The situation for Nigerian Elites is heating up.
It is a classic situation of “EAT THE RICH”
The truth is the West is coming after people with obscene wealth and this is a huge warning alert for those who have made their money from being in key Govt positions.
In addition elites who purchase properties abroad and store their funds there will begin to see a large crackdown on this practice. Properties will be seized and reasons will be found to legally do so such as in Ekweramadu’s case.
Indeed one should hope for only a property and or asset seize and not the worst case scenario…a 10 year jail sentence like Ekweremadu and his wife have received.
It is common knowledge that elite Africans are accustomed to the practice of bringing in Help to act as housekeepers from their countries. This practice should be stopped by anyone who is doing so now as there is great risk of being jailed. You could easily end up as Ekweremadu accused of human trafficking.
The risk is not worth it as you can clearly see.
Ike Ekweremadu, 60, a former Senate president, his wife, Beatrice, 56, and Dr Obinna Obeta, 51, were found guilty of facilitating the travel of a young man to Britain with a view to his exploitation after a six-week trial at the Old Bailey.
They supposedly criminally conspired to bring the 21-year-old Lagos street trader to London to exploit him for his kidney, the jury found.
The man, who cannot be named for legal reasons, had been offered an illegal reward to become a donor for the senator’s daughter after kidney disease forced her to drop out of a master’s degree in film at Newcastle University, the court heard.
Back in February 2022, the young man was falsely presented to a private renal unit at Royal Free hospital in London as Sonia’s cousin in a failed attempt to persuade medics to carry out an £80,000 transplant. For a fee, a medical secretary at the hospital acted as an Igbo translator between the man and the doctors to help try to convince them he was an altruistic donor, the court heard.
The prosecutor Hugh Davies KC told the court the Ekweremadus and Obeta had treated the man and other potential donors as “disposable assets – spare parts for reward”. He said they entered an “emotionally cold commercial transaction” with the man.

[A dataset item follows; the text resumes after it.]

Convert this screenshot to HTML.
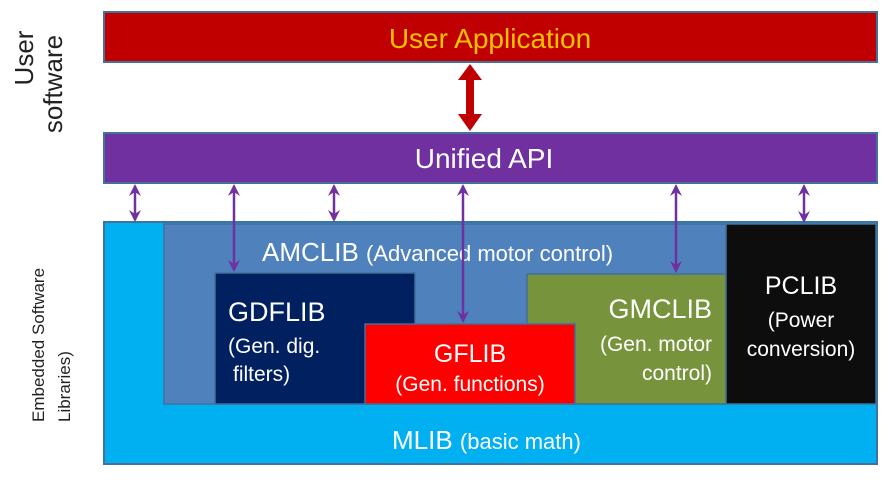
<!DOCTYPE html>
<html><head><style>body{margin:0;background:#fff}svg{display:block}text{font-family:"Liberation Sans",sans-serif}</style></head><body>
<svg width="896" height="501" viewBox="0 0 896 501" xmlns="http://www.w3.org/2000/svg">
<defs>
<marker id="a" markerWidth="14" markerHeight="14" refX="10" refY="7" orient="auto-start-reverse" markerUnits="userSpaceOnUse"><path d="M0,1 L12,7 L0,13 L4,7 Z" fill="#7030a0"/></marker>
</defs>
<text transform="translate(33,58) rotate(-90)" font-size="26" text-anchor="middle" fill="#222">User</text>
<text transform="translate(62,84) rotate(-90)" font-size="26" text-anchor="middle" fill="#222">software</text>
<text transform="translate(44,422) rotate(-90)" font-size="17" text-anchor="start" fill="#222">Embedded Software</text>
<text transform="translate(70,422) rotate(-90)" font-size="17" text-anchor="start" fill="#222">Libraries)</text>
<rect x="104" y="12" width="773" height="50" fill="#c00000" stroke="#41719c" stroke-width="2"/>
<text x="490" y="48" font-size="28" fill="#ffc000" text-anchor="middle">User Application</text>
<rect x="104" y="133" width="773" height="50" fill="#7030a0" stroke="#41719c" stroke-width="2"/>
<text x="484" y="168" font-size="28" fill="#fff" text-anchor="middle">Unified API</text>
<rect x="104" y="222" width="773" height="242" fill="#00b0f0" stroke="#41719c" stroke-width="2"/>
<rect x="164" y="224" width="562" height="180" fill="#4f81bd" stroke="#41719c" stroke-width="1.5"/>
<rect x="215" y="273" width="200" height="131" fill="#002060" stroke="#41719c" stroke-width="1.5"/>
<rect x="527" y="274" width="199" height="130" fill="#77933c" stroke="#41719c" stroke-width="1.5"/>
<rect x="365" y="324" width="210" height="80" fill="#ff0000" stroke="#41719c" stroke-width="1.5"/>
<rect x="726" y="224" width="150" height="180" fill="#0d0d0d" stroke="#41719c" stroke-width="1.5"/>
<text x="262" y="261" font-size="26" fill="#fff">AMCLIB <tspan font-size="22">(Advanced motor control)</tspan></text>
<text x="228" y="321" font-size="27" fill="#fff">GDFLIB</text>
<text x="228" y="353" font-size="21" fill="#fff">(Gen. dig.</text>
<text x="233" y="381" font-size="21" fill="#fff">filters)</text>
<text x="470" y="362" font-size="25" fill="#fff" text-anchor="middle">GFLIB</text>
<text x="470" y="391" font-size="21" fill="#fff" text-anchor="middle">(Gen. functions)</text>
<text x="712" y="318" font-size="27" fill="#fff" text-anchor="end">GMCLIB</text>
<text x="712" y="351" font-size="21" fill="#fff" text-anchor="end">(Gen. motor</text>
<text x="712" y="380" font-size="21" fill="#fff" text-anchor="end">control)</text>
<text x="801" y="294" font-size="25" fill="#fff" text-anchor="middle">PCLIB</text>
<text x="801" y="327" font-size="21" fill="#fff" text-anchor="middle">(Power</text>
<text x="801" y="356" font-size="21" fill="#fff" text-anchor="middle">conversion)</text>
<text x="392" y="449" font-size="26" fill="#fff">MLIB <tspan font-size="22">(basic math)</tspan></text>
<path d="M470,64 L482,80 L474,80 L474,114 L482,114 L470,131 L458,114 L466,114 L466,80 L458,80 Z" fill="#c00000"/>
<g stroke="#7030a0" stroke-width="2.5" fill="none" marker-start="url(#a)" marker-end="url(#a)">
<line x1="135" y1="186" x2="135" y2="220"/>
<line x1="234" y1="186" x2="234" y2="270"/>
<line x1="334" y1="186" x2="334" y2="220"/>
<line x1="463" y1="186" x2="463" y2="321"/>
<line x1="676" y1="186" x2="676" y2="271"/>
<line x1="804" y1="186" x2="804" y2="221"/>
</g>
</svg>
</body></html>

The behaviour of Ekweremadu, a successful lawyer and founder of an anti-poverty charity who helped draw up Nigeria’s laws against organ trafficking, showed “entitlement, dishonesty and hypocrisy”, Davies told the jury.
He said Ekweremadu, who owns several properties and had a staff of 80, “agreed to reward someone for a kidney for his daughter – somebody in circumstances of poverty and from whom he distanced himself and made no inquiries, and with whom, for his own political protection, he wanted no direct contact”.